Si je suis une certaine logique, mon droit du retour aurait dû s’appliquer à Varsovie ou à Odessa. Pourtant, las, j’ai grandi en entendant mes grands-parents répéter que « là-bas » c’était maintenant « chez nous ».
J’ai toujours été plus littéraire que scientifique, je serais donc bien en peine de résoudre notre équation. Je sais par contre qui je suis et d’où je viens. Dans l’histoire de ma famille, chez nous n’a toujours été que chez eux, et jamais pour plus d’une génération.
Sofia, Varsovie, Jérusalem, Téhéran, Londres, Odessa, Moscou, Bagdad, Bruxelles, Alexandrie, Slonim, Haïfa, Tripoli…Paris. J’ai parfois le tournis en essayant de comptabiliser les kilomètres, les vies entières, les proches perdus et parfois retrouvés qu’il a fallu pour en arriver à moi. Pourtant, à vingt-et-un ans, j’ai choisi de m’installer à Tel-Aviv et de devenir Israélienne. Je suis la première exilée volontaire de la famille, la seule à n’avoir pas quitté le pays qui me tolérait parce que ma vie en dépendait.

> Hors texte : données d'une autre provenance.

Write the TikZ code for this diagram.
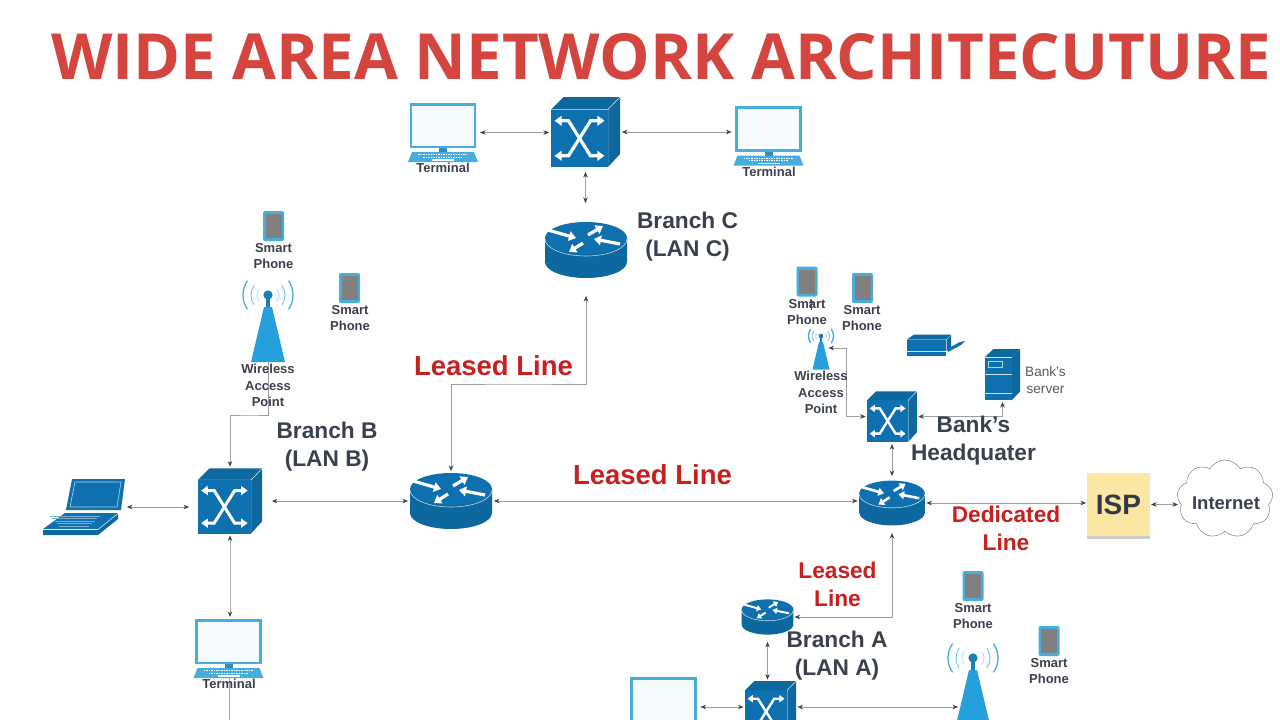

Si j’avais voulu suivre une certaine logique, mon droit du retour aurait dû s’appliquer à Varsovie ou à Odessa. Pourtant, las, j’ai grandi en entendant mes grands-parents répéter que là-bas c’était désormais chez nous – on ne prononçait pas souvent le nom d’Israël. Mon identité s’est construite sur une altérité.
Il y a quelques jours, je suis allée voir Art Undercover, l’exposition personnelle de l’artiste Tamir Zadok au Musée d’Art de Tel-Aviv et j’ai pensé à nos équations insolubles. Dans l’excellent film qui donne son nom à l’exposition, Zadok part sur les traces de Shlomo Cohen-Abarbanel (Allemagne 1921 – Israël 1981). Soit un agent du Mossad qui, ayant étudié l’art à Paris dans sa jeunesse, se fait passer pour un peintre français pour sa mission au Caire dans les années 1950. Je ne sais pas s’il était un bon espion, mais, une chose est sûre, sa couverture fonctionne si bien qu’Abarbanel, sous le nom d’emprunt de Charduval, devient un artiste à succès, une exposition lui est même consacrée au Musée d’Art Moderne du Caire. C’est une histoire vraie.
Zadok se transforme lui-même en agent, un peu maladroit, et nous suivons ses déambulations dans les rues du Caire, supposément à la recherche d’un tableau perdu de Charduval / Abarbanel. Bien entendu, la quête infructueuse de cette œuvre importe moins que la mise en abîme que l’artiste opère. Tamir Zadok arabise son nom en Tamer Sadek, quand un Égyptien lui fait remarquer qu’un patronyme israélien risque de lui attirer des ennuis. À un chauffeur de taxi qui lui demande s’il est vraiment arabe, Zadok / Sadek répond : « Oui, mon père est yéménite, ma mère de Libye ». C’est aussi une histoire vraie.
Zadok est un juif oriental, ou mizrahi en hébreu : un juif arabe. Dans Art Undercover, ce n’est pas un tableau que l’artiste cherche, mais bien son identité, confrontée au métarécit sioniste. Perdu autour de la place Tahrir, ce n’est certainement pas un hasard si Zadok entre dans la librairie L’orientaliste pour demander son chemin. J’ai relu les premières pages de Orientalisme. L’Orient créé par l’Occident, d’Edward Saïd, où il est écrit que la culture européenne « s’est renforcée et a précisé son identité en se démarquant d’un Orient qu’elle prenait comme une forme d’elle-même, inférieure et refoulée ». La même définition s’applique parfaitement à l’hégémonie culturelle ashkénaze qui s’est construite au détriment de l’histoire juive orientale depuis la création de l’État d’Israël.
Dans nos histoires d’équations et d’espions, de double identités et d’altérité, je m’y perds également. J’ai revu le film de Zadok sur mon ordinateur. Dans l’une des scènes de fin, il assiste au vernissage d’une exposition au Caire. J’ai mis sur pause et agrandi l’image pour déchiffrer le texte de l’affiche qui dit : When Art Becomes Liberty.
À notre portée, à hauteur de femmes et d’hommes, Abdul Rahman, Tamir Zadok, toi Sabyl, moi, et les autres, nous écrivons notre propre narration. Dans sa reconstruction de la notion d’orientalisme, Saïd a été influencé par l’examen critique qu’Antonio Gramsci avait fait de l’hégémonie culturelle. Alors, aujourd’hui, relisons Les Cahiers de Prison de Gramsci, et, à force de subversion d’esprit, on résoudra certainement nos équations.